The traffic switch – which will happen during the second week of May and last through at least early 2014 – will change ferry access as well as parking and traffic patterns along the waterfront south of Spring Street. A detailed map of the changes, along with a drive-through simulation that shows new routes to the ferry terminal, is available on the program website. To maintain public transit access along the waterfront, the bus stop that serves Metro routes 16 and 66 will be relocated to a new bus island in front of the ferry terminal.

Moving traffic off Alaskan Way allows crews to expand the tunnel work zone north to Yesler Way. The space will be used to prepare the ground beneath Alaskan Way, where the project’s tunnel boring machine will begin its journey in 2013.

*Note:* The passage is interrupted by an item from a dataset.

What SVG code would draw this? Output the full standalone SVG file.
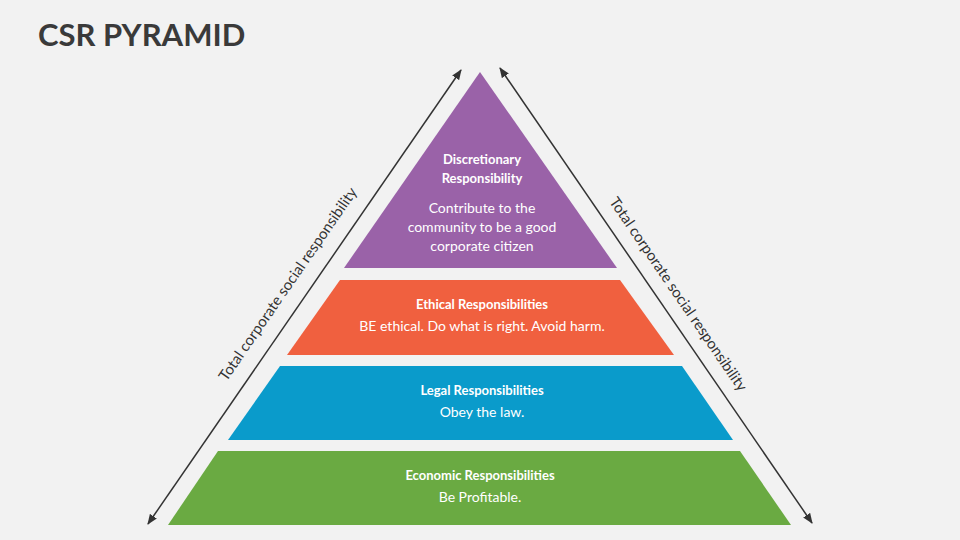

The Washington State Department of Transportation and the Seattle Department of Transportation are rerouting existing roads along the waterfront and in Pioneer Square, and implementing strategies to keep traffic moving while maintaining access to businesses in those neighborhoods, including:

  • Allowing drivers to use Yesler Way to exit the ferry terminal
  • Increasing the width of Alaskan Way between Yesler Way and Spring Street to accommodate ferry holding lanes
  • Adding more than 60 temporary on-street parking spaces on Alaskan Way between Spring and Pike streets

“The waterfront is changing as construction picks up, but people will still be able to get where they need to go,” said Linea Laird, Alaskan Way Viaduct Replacement Program administrator. “Construction of this magnitude can be disruptive, and we’re doing everything we can to keep the area vital. This work is also really quite amazing, too, and we hope people will come down and see it for themselves as we build this once-in-a-lifetime project.”

Crews are preparing for the delivery and launch of the tunnel boring machine in 2013. In addition to digging a pit to the west of CenturyLink Field where the machine will launch, construction crews are also relocating utilities and reinforcing a two-block section of the viaduct above the path of the future tunnel.